Misrepresentation and Scienter
The court determined that the representations made by Outdoor Resorts regarding the projected rental income were false and materially misleading. The company's sales representatives projected an occupancy rate of eighty percent and rental income of ten dollars per night, yet the court found there was no factual basis for these claims. The court emphasized that the defendants failed to disclose their internal skepticism about these projections, which indicated a lack of due diligence and a potential intent to deceive. While the district court did not explicitly find scienter, the court highlighted that the negligence exhibited by the defendants in failing to ensure the accuracy of their claims was sufficient for liability under both securities law and common law fraud. The court reaffirmed that the plaintiffs justifiably relied on these misrepresentations when making their investment decisions.
Liability of Controlling Persons
The court addressed the liability of controlling persons under Section 20(a) of the Securities Exchange Act, which holds individuals accountable if they directly or indirectly control those who commit violations. The district court found that Outdoor Resorts' president, E. Randall Henderson, and other executives were liable as controlling persons for the misleading statements made by their agents. The court noted that Henderson had day-to-day control over the company's operations and failed to implement adequate supervision to prevent the misrepresentation of rental income. However, the court also recognized that the chairman of the board, Albert W. Johnson, acted in good faith and did not induce the violations, thus absolving him of liability. The court concluded that the findings regarding the liability of Henderson and Outdoor Resorts were not clearly erroneous and affirmed the district court's ruling.

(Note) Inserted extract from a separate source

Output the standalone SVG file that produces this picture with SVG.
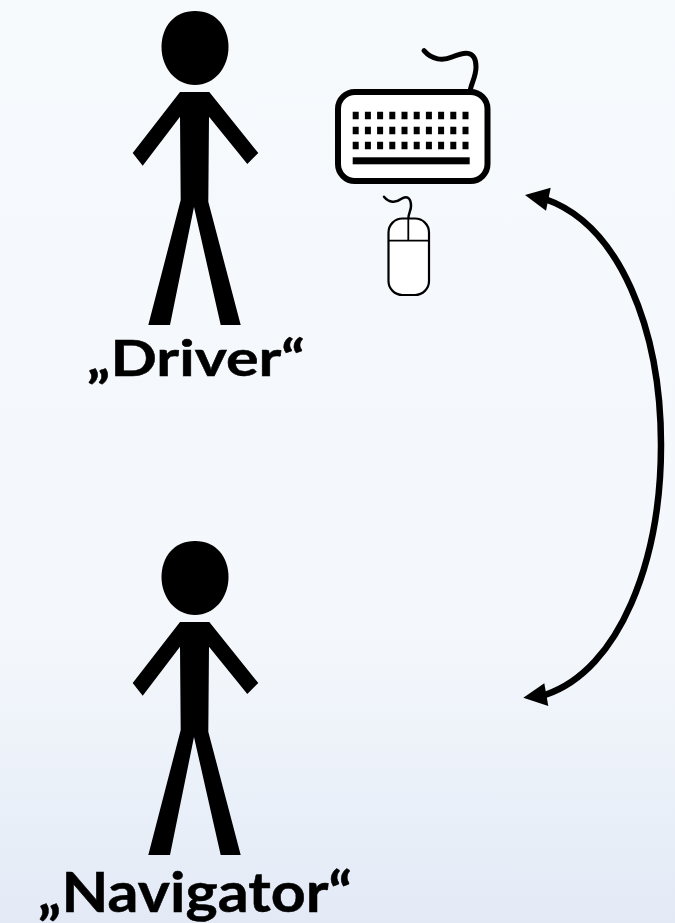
<svg xmlns="http://www.w3.org/2000/svg" width="675" height="923" viewBox="0 0 675 923">
<defs>
<linearGradient id="bg" x1="0" y1="0" x2="0" y2="1">
<stop offset="0" stop-color="#f6fafd"/>
<stop offset="0.68" stop-color="#f4f8fc"/>
<stop offset="1" stop-color="#e3eaf6"/>
</linearGradient>
<symbol id="person" overflow="visible">
<path d="M195,11 C216,11 228.5,27 228.5,47 C228.5,68 214,85 195,85 C176,85 161.5,68 161.5,47 C161.5,27 174,11 195,11 Z"/>
<polygon points="180,92 209.3,92 258.3,153 247.3,164 209,116.7 208.3,201.7 240.7,325 220.7,325 194,207 170,325 148.3,325 180.7,200 180,116.7 142.7,165.7 132.7,153"/>
</symbol>
</defs>
<style>
.label{font-family:Lato,"Open Sans",sans-serif;font-weight:700;fill:#000;stroke:#000;stroke-width:0.5;}
.key{fill:#000;}
.line{fill:none;stroke:#000;stroke-linecap:round;}
</style>
<rect width="675" height="923" fill="url(#bg)"/>
<g id="driver">
<use href="#person"/>
<text class="label" x="87" y="376" font-size="49" textLength="218" lengthAdjust="spacingAndGlyphs">„Driver“</text>
</g>
<g id="navigator">
<use href="#person" y="530"/>
<text class="label" x="38" y="912" font-size="55" textLength="314" lengthAdjust="spacingAndGlyphs">„Navigator“</text>
</g>
<g id="keyboard">
<path class="line" stroke-width="5" d="M424,50.7 C432,60 443,61 452,57 C462,53 476,48 476,67 C476,76 472,82 470.5,89"/>
<rect x="338" y="92" width="149.5" height="89" rx="17" fill="#fff" stroke="#000" stroke-width="6"/>
<g class="key">
<path d="M352.7,111.7h6v7.6h-6zM364.9,111.7h6v7.6h-6zM377.1,111.7h6v7.6h-6zM389.3,111.7h6v7.6h-6zM401.5,111.7h6v7.6h-6zM413.7,111.7h6v7.6h-6zM425.9,111.7h6v7.6h-6zM438.1,111.7h6v7.6h-6zM450.3,111.7h6v7.6h-6zM462.5,111.7h6v7.6h-6z"/>
<path d="M352.7,126.7h6v7.6h-6zM364.9,126.7h6v7.6h-6zM377.1,126.7h6v7.6h-6zM389.3,126.7h6v7.6h-6zM401.5,126.7h6v7.6h-6zM413.7,126.7h6v7.6h-6zM425.9,126.7h6v7.6h-6zM438.1,126.7h6v7.6h-6zM450.3,126.7h6v7.6h-6zM462.5,126.7h6v7.6h-6z"/>
<path d="M352.7,141.7h6v7.6h-6zM364.9,141.7h6v7.6h-6zM377.1,141.7h6v7.6h-6zM389.3,141.7h6v7.6h-6zM401.5,141.7h6v7.6h-6zM413.7,141.7h6v7.6h-6zM425.9,141.7h6v7.6h-6zM438.1,141.7h6v7.6h-6zM450.3,141.7h6v7.6h-6zM462.5,141.7h6v7.6h-6z"/>
<rect x="352.7" y="157.3" width="117" height="7"/>
</g>
</g>
<g id="mouse">
<path class="line" stroke-width="2.5" d="M384,196.7 C389,203 396,203 401,199 C407,195 411,198 411,206 C411,211 408.3,213 408.3,219"/>
<rect x="388.5" y="218.5" width="40.5" height="76.5" rx="14" fill="#fff" stroke="#000" stroke-width="2.2"/>
<path class="line" stroke-width="1.8" d="M389,240.7H428.5M408.3,219V240.7"/>
</g>
<g id="connectors">
<path fill="none" stroke="#000" stroke-width="6.5" d="M545,199 C620,225 661,330 661,445 C661,560 620,670 545,695"/>
<polygon points="525,195 550.7,187.7 546,210.7"/>
<polygon points="523.3,697.7 544.3,683.3 548.3,706"/>
</g>
</svg>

Enforceability of Assigned Mortgages and Notes
The court examined the enforceability of the mortgages and notes assigned to Associates Capital Corp., which had acquired them without knowledge of the underlying securities law violations. Under Section 29(b) of the Securities Exchange Act, contracts that violate the Act are void for the rights of the violating parties. However, the court found that Associates Capital Corp. had conducted due diligence, including investigating Outdoor Resorts' sales practices without uncovering any securities law violations. The district court's finding that Associates Capital acted in good faith and without actual knowledge of the violations was not clearly erroneous. Consequently, the court held that Associates Capital could enforce the assigned mortgages and notes, as they had not participated in the fraudulent conduct. The court affirmed the district court's ruling regarding the enforceability of these financial instruments.